How to "Throw" Your Chips in Golf
When you take some time to work on your chipping game, you want to get to the point where you feel like you are "throwing" the ball onto the green with your wedge. What does that mean? It means that you are striving to have the club act like an extension of your arms, and that you have such a good feel that you can accurately control the distance that you chip the ball each time.

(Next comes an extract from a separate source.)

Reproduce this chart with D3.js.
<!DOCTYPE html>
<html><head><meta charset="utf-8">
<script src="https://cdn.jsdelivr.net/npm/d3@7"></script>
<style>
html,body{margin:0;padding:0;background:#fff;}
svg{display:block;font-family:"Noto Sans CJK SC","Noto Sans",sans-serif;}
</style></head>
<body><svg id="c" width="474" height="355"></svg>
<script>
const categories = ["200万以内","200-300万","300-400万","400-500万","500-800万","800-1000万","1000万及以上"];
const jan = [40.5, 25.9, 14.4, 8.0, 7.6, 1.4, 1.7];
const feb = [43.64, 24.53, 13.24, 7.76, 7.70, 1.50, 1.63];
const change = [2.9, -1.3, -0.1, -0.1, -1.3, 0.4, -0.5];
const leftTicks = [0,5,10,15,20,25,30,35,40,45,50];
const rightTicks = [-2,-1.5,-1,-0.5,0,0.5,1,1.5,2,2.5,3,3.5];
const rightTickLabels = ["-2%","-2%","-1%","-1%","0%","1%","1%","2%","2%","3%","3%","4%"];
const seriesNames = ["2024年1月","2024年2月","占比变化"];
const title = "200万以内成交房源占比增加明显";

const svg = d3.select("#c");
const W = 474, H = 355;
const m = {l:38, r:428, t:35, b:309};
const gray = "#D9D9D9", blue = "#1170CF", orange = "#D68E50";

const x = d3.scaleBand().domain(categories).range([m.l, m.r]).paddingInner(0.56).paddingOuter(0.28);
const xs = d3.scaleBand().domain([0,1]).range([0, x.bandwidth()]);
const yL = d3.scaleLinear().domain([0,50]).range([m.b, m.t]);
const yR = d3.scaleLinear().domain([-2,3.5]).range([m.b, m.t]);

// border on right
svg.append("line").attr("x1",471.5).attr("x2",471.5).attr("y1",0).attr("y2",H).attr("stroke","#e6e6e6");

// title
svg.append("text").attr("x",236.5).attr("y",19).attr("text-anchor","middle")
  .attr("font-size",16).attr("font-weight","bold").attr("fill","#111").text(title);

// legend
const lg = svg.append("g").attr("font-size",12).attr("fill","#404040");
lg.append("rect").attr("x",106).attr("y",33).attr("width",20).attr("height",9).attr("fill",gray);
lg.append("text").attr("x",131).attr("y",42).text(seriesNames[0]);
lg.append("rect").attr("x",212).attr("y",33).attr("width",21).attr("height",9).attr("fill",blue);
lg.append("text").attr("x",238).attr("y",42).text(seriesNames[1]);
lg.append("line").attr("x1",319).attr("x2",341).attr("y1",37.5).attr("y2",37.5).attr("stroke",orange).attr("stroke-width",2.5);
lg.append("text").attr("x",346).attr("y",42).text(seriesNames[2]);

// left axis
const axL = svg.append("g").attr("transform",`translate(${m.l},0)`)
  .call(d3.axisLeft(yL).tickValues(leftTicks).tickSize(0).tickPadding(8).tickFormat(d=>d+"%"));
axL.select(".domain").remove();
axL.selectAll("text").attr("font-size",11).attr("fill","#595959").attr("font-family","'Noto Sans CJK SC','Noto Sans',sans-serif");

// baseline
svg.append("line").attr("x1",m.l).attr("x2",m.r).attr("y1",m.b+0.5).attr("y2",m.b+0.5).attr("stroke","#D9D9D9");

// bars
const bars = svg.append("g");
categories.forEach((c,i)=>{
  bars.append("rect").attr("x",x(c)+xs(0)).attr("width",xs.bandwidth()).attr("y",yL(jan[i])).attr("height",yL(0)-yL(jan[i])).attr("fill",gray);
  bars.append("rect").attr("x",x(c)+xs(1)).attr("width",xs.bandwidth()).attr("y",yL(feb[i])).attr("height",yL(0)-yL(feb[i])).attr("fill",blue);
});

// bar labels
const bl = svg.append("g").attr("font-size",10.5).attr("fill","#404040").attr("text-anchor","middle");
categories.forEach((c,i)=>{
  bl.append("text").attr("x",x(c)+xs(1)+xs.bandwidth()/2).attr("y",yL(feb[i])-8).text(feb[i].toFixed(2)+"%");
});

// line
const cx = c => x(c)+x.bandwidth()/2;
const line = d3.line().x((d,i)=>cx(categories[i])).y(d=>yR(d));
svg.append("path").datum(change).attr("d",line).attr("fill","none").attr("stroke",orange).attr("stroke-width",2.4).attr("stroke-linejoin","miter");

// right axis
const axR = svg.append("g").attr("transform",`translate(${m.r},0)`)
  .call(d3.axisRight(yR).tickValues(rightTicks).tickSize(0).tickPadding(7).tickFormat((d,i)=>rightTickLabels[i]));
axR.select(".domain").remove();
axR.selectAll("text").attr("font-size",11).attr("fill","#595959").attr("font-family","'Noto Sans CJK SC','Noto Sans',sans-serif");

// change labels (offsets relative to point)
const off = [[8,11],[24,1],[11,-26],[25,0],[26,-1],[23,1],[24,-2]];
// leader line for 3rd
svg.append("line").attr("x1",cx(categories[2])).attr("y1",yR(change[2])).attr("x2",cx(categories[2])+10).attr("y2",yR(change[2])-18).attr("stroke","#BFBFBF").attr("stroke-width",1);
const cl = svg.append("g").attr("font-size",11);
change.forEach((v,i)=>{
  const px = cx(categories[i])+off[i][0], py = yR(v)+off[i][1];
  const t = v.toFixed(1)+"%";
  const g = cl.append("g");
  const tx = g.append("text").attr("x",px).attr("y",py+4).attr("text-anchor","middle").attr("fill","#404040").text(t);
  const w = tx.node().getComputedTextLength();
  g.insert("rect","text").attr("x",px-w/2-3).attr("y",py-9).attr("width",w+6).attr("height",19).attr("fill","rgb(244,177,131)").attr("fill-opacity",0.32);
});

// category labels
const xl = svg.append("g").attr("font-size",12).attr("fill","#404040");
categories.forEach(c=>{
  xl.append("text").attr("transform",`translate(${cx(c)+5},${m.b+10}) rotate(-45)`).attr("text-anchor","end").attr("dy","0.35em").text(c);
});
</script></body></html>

That kind of control isn't easy to develop, so you will need to put in some practice time and follow some basic chipping guidelines. The quick tips below should help you get on track and gain more control over your chip shots. Put control in your hands. Some golf teachers encourage keeping your hands quiet during the chipping motion - but that isn't usually a good idea. Instead, try using your hands to control the club. If you can engage your hands early in your takeaway, you can get the club in a better position to hit down into the ball and get it to pop up nicely out of the grass.
- Soft grip. When you squeeze the club too tightly, it is hard to feel the club head and chip the ball the right distance. Practice keeping your grip pressure as light as possible while still keeping control of the club throughout the shot. A light grip pressure is a good thing to have throughout your golf game, but is especially important in the short game.
- Smooth tempo. Chip shots that are hit with a quick, fast tempo will be difficult to control properly. If you want to gain control over the distance of your chip shots, work on making a longer, more-even chipping motion that doesn't accelerate abruptly at any point. Think about having the same rhythm as you take the club back and bring it forward through the ball.
- Bend your knees. While this tip has nothing to do with your hands or the club itself, but it is very important nonetheless. Make sure that your knees remain slightly bent throughout the shot to make sure you get stay down and get the ball up and onto the green softly. If you stand up straight during the shot, you will lose some of the feel for the distance of the shot, and you might also have a hard time making clean contact on the back of the ball.